• **DATA EXTRACT**:
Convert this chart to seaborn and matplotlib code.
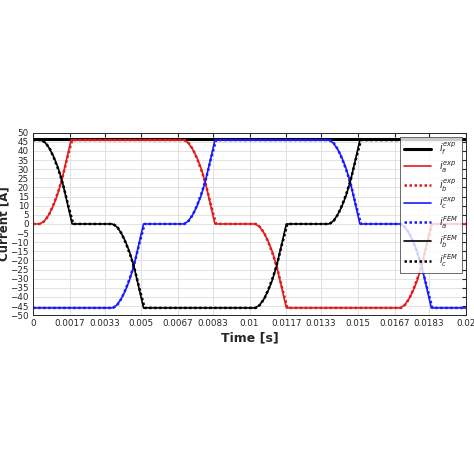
import numpy as np
import pandas as pd
import matplotlib
matplotlib.use("Agg")
import matplotlib.pyplot as plt
import seaborn as sns

sns.set_style("white")
plt.rcParams['font.family'] = ['DejaVu Sans']

# transition shape (ms offsets, fraction of step)
shape_off = [0, 0.2, 0.4, 0.6, 0.8, 1.0, 1.2, 1.45]
shape_exp = [0, 0.03, 0.10, 0.20, 0.33, 0.50, 0.72, 1.0]
shape_fem = [0, 0.04, 0.12, 0.24, 0.38, 0.55, 0.76, 1.0]

# (end time ms, from level, to level)
a_steps = [(1.75, 0, 46), (8.4, 46, 0), (11.7, 0, -46), (18.4, -46, 0)]
b_steps = [(1.8, 46, 0), (5.1, 0, -46), (11.7, -46, 0), (15.1, 0, 46)]
c_steps = [(5.1, -46, 0), (8.4, 0, 46), (15.1, 46, 0), (18.4, 0, -46)]
a_init, b_init, c_init = 0, 46, -46
if_level = 46.3
t_end = 20.0

def build(init, steps, shape, shift):
    t = [0.0]; v = [init]
    for end, f, to in steps:
        s = end + shift - shape_off[-1]
        for o, fr in zip(shape_off, shape):
            t.append(s + o); v.append(f + (to - f) * fr)
    t.append(t_end); v.append(v[-1])
    return np.array(t) / 1000, np.array(v)

fig = plt.figure(figsize=(4.74, 4.74), dpi=100)
ax = fig.add_axes([0.07, 0.335, 0.913, 0.385])

DOT = (0, (1, 1))
series = [
    ("$i_f^{exp}$", [0, t_end / 1000], [if_level, if_level], "black", "-", 2.2),
]
ta, va = build(a_init, a_steps, shape_exp, 0)
tb, vb = build(a_init, a_steps, shape_fem, 0.05)
series.append(("$i_a^{exp}$", ta, va, "#e41a1c", "-", 1.2))
series.append(("$i_b^{exp}$", tb, vb, "#e41a1c", DOT, 1.8))
tc, vc = build(c_init, c_steps, shape_exp, 0)
tcf, vcf = build(c_init, c_steps, shape_fem, 0.05)
series.append(("$i_c^{exp}$", tc, vc, "#1a1aff", "-", 1.2))
series.append(("$i_a^{FEM}$", tcf, vcf, "#1a1aff", DOT, 1.8))
tbb, vbb = build(b_init, b_steps, shape_exp, 0)
tbf, vbf = build(b_init, b_steps, shape_fem, 0.05)
series.append(("$i_b^{FEM}$", tbb, vbb, "black", "-", 1.2))
series.append(("$i_c^{FEM}$", tbf, vbf, "black", DOT, 1.8))

for lab, t, v, col, ls, lw in series:
    sns.lineplot(x=t, y=v, ax=ax, color=col, linestyle=ls, linewidth=lw,
                 label=lab, sort=False, estimator=None)

xt = [0, 0.0017, 0.0033, 0.005, 0.0067, 0.0083, 0.01, 0.0117, 0.0133,
      0.015, 0.0167, 0.0183, 0.02]
ax.set_xticks(xt)
ax.set_xticklabels(["0", "0.0017", "0.0033", "0.005", "0.0067", "0.0083", "0.01",
                    "0.0117", "0.0133", "0.015", "0.0167", "0.0183", "0.02"])
ax.set_yticks(range(-50, 51, 5))
ax.set_xlim(0, 0.02)
ax.set_ylim(-50, 50)
ax.tick_params(direction="in", labelsize=6.3, length=3, top=True, right=True,
               colors="#262626", pad=3)
ax.grid(True, color="#dddddd", linewidth=0.6)
for s in ax.spines.values():
    s.set_color("#262626"); s.set_linewidth(0.7)
ax.set_xlabel("Time [s]", fontsize=9, fontweight="bold", labelpad=2)
ax.set_ylabel("Current [A]", fontsize=8.5, fontweight="bold", labelpad=0)
leg = ax.legend(loc="upper right", fontsize=7, frameon=True, fancybox=False,
                borderaxespad=0.4, handlelength=2.8, labelspacing=0.25)
leg.get_frame().set_edgecolor("#262626")
leg.get_frame().set_linewidth(0.6)
fig.savefig("out.png", dpi=100)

• **WHAT YOU NEED TO DO**: Pull every line containing "seaborn" from the material above.

• **RESPONSE**:
Convert this chart to seaborn and matplotlib code.
import seaborn as sns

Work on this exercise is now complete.